◆ Short exercise
Pictures stay out of the copy; restate everything else in the material exactly.

┏━━

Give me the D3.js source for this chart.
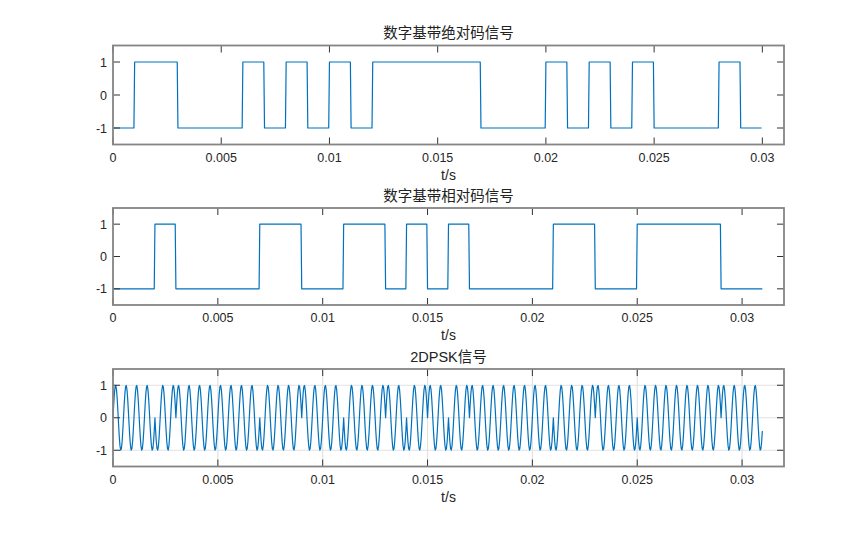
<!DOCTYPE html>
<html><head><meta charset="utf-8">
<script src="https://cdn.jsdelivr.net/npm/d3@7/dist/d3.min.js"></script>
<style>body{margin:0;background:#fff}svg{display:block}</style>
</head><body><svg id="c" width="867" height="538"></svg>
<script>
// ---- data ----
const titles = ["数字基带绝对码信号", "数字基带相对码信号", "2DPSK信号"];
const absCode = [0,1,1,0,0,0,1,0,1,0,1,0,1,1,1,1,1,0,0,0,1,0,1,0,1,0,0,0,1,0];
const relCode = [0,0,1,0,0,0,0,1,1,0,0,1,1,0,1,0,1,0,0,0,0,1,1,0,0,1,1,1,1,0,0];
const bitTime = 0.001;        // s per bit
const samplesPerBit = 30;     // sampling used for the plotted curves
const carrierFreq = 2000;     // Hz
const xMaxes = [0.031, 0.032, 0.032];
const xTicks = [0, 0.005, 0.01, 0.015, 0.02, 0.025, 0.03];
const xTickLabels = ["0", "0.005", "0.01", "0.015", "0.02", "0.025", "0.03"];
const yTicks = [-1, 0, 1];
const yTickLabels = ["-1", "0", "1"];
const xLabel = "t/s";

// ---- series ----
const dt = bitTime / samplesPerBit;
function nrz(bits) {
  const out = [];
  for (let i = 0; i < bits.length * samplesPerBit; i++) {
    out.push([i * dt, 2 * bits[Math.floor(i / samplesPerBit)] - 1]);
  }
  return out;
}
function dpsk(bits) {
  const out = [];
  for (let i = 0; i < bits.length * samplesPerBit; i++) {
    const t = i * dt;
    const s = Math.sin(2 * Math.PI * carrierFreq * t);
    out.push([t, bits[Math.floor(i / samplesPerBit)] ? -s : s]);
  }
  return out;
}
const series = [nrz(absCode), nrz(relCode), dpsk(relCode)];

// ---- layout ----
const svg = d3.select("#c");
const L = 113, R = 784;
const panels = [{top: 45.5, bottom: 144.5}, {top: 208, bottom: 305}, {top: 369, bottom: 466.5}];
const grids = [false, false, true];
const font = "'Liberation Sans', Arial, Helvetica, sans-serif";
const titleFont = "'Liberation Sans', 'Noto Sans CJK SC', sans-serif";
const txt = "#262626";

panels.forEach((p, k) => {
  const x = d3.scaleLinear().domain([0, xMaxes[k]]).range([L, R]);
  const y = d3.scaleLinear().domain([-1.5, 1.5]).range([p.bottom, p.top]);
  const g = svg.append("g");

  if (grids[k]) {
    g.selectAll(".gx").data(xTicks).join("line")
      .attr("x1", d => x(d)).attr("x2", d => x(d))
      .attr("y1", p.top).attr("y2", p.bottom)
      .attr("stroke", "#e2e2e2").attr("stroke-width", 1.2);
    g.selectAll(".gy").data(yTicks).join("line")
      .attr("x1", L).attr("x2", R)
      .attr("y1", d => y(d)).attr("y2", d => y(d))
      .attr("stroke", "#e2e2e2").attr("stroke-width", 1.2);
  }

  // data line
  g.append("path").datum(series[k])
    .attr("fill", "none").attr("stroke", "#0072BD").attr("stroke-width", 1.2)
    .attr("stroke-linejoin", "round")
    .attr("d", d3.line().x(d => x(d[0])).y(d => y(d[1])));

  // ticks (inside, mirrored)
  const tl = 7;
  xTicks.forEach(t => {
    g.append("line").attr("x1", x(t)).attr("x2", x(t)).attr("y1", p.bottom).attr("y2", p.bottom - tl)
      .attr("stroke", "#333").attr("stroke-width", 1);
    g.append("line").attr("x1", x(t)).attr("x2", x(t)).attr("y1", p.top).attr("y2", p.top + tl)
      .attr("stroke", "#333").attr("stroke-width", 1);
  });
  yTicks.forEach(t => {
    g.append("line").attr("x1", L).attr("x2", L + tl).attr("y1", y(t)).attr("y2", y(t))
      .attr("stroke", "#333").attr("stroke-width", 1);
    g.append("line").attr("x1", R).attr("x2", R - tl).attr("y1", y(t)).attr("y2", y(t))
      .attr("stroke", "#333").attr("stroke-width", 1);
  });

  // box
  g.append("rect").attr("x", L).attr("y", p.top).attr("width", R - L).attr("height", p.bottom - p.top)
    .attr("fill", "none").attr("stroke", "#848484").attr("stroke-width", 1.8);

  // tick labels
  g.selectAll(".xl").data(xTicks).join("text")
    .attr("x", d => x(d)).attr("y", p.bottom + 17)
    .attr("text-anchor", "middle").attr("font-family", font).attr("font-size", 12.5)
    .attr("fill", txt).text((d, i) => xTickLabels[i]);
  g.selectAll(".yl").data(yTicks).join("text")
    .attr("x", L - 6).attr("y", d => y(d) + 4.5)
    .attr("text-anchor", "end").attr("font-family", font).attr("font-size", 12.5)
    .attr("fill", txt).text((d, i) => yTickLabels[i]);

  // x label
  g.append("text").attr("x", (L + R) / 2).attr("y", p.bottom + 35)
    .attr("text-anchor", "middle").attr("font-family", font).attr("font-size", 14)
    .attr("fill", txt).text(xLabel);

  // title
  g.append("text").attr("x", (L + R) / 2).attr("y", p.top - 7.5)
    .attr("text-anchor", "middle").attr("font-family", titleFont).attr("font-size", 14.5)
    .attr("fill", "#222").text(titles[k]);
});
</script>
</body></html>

┗━━

◆ The answer
Give me the D3.js source for this chart.
<!DOCTYPE html>
<html><head><meta charset="utf-8">
<script src="https://cdn.jsdelivr.net/npm/d3@7/dist/d3.min.js"></script>
<style>body{margin:0;background:#fff}svg{display:block}</style>
</head><body><svg id="c" width="867" height="538"></svg>
<script>
// ---- data ----
const titles = ["数字基带绝对码信号", "数字基带相对码信号", "2DPSK信号"];
const absCode = [0,1,1,0,0,0,1,0,1,0,1,0,1,1,1,1,1,0,0,0,1,0,1,0,1,0,0,0,1,0];
const relCode = [0,0,1,0,0,0,0,1,1,0,0,1,1,0,1,0,1,0,0,0,0,1,1,0,0,1,1,1,1,0,0];
const bitTime = 0.001;        // s per bit
const samplesPerBit = 30;     // sampling used for the plotted curves
const carrierFreq = 2000;     // Hz
const xMaxes = [0.031, 0.032, 0.032];
const xTicks = [0, 0.005, 0.01, 0.015, 0.02, 0.025, 0.03];
const xTickLabels = ["0", "0.005", "0.01", "0.015", "0.02", "0.025", "0.03"];
const yTicks = [-1, 0, 1];
const yTickLabels = ["-1", "0", "1"];
const xLabel = "t/s";

// ---- series ----
const dt = bitTime / samplesPerBit;
function nrz(bits) {
  const out = [];
  for (let i = 0; i < bits.length * samplesPerBit; i++) {
    out.push([i * dt, 2 * bits[Math.floor(i / samplesPerBit)] - 1]);
  }
  return out;
}
function dpsk(bits) {
  const out = [];
  for (let i = 0; i < bits.length * samplesPerBit; i++) {
    const t = i * dt;
    const s = Math.sin(2 * Math.PI * carrierFreq * t);
    out.push([t, bits[Math.floor(i / samplesPerBit)] ? -s : s]);
  }
  return out;
}
const series = [nrz(absCode), nrz(relCode), dpsk(relCode)];

// ---- layout ----
const svg = d3.select("#c");
const L = 113, R = 784;
const panels = [{top: 45.5, bottom: 144.5}, {top: 208, bottom: 305}, {top: 369, bottom: 466.5}];
const grids = [false, false, true];
const font = "'Liberation Sans', Arial, Helvetica, sans-serif";
const titleFont = "'Liberation Sans', 'Noto Sans CJK SC', sans-serif";
const txt = "#262626";

panels.forEach((p, k) => {
  const x = d3.scaleLinear().domain([0, xMaxes[k]]).range([L, R]);
  const y = d3.scaleLinear().domain([-1.5, 1.5]).range([p.bottom, p.top]);
  const g = svg.append("g");

  if (grids[k]) {
    g.selectAll(".gx").data(xTicks).join("line")
      .attr("x1", d => x(d)).attr("x2", d => x(d))
      .attr("y1", p.top).attr("y2", p.bottom)
      .attr("stroke", "#e2e2e2").attr("stroke-width", 1.2);
    g.selectAll(".gy").data(yTicks).join("line")
      .attr("x1", L).attr("x2", R)
      .attr("y1", d => y(d)).attr("y2", d => y(d))
      .attr("stroke", "#e2e2e2").attr("stroke-width", 1.2);
  }

  // data line
  g.append("path").datum(series[k])
    .attr("fill", "none").attr("stroke", "#0072BD").attr("stroke-width", 1.2)
    .attr("stroke-linejoin", "round")
    .attr("d", d3.line().x(d => x(d[0])).y(d => y(d[1])));

  // ticks (inside, mirrored)
  const tl = 7;
  xTicks.forEach(t => {
    g.append("line").attr("x1", x(t)).attr("x2", x(t)).attr("y1", p.bottom).attr("y2", p.bottom - tl)
      .attr("stroke", "#333").attr("stroke-width", 1);
    g.append("line").attr("x1", x(t)).attr("x2", x(t)).attr("y1", p.top).attr("y2", p.top + tl)
      .attr("stroke", "#333").attr("stroke-width", 1);
  });
  yTicks.forEach(t => {
    g.append("line").attr("x1", L).attr("x2", L + tl).attr("y1", y(t)).attr("y2", y(t))
      .attr("stroke", "#333").attr("stroke-width", 1);
    g.append("line").attr("x1", R).attr("x2", R - tl).attr("y1", y(t)).attr("y2", y(t))
      .attr("stroke", "#333").attr("stroke-width", 1);
  });

  // box
  g.append("rect").attr("x", L).attr("y", p.top).attr("width", R - L).attr("height", p.bottom - p.top)
    .attr("fill", "none").attr("stroke", "#848484").attr("stroke-width", 1.8);

  // tick labels
  g.selectAll(".xl").data(xTicks).join("text")
    .attr("x", d => x(d)).attr("y", p.bottom + 17)
    .attr("text-anchor", "middle").attr("font-family", font).attr("font-size", 12.5)
    .attr("fill", txt).text((d, i) => xTickLabels[i]);
  g.selectAll(".yl").data(yTicks).join("text")
    .attr("x", L - 6).attr("y", d => y(d) + 4.5)
    .attr("text-anchor", "end").attr("font-family", font).attr("font-size", 12.5)
    .attr("fill", txt).text((d, i) => yTickLabels[i]);

  // x label
  g.append("text").attr("x", (L + R) / 2).attr("y", p.bottom + 35)
    .attr("text-anchor", "middle").attr("font-family", font).attr("font-size", 14)
    .attr("fill", txt).text(xLabel);

  // title
  g.append("text").attr("x", (L + R) / 2).attr("y", p.top - 7.5)
    .attr("text-anchor", "middle").attr("font-family", titleFont).attr("font-size", 14.5)
    .attr("fill", "#222").text(titles[k]);
});
</script>
</body></html>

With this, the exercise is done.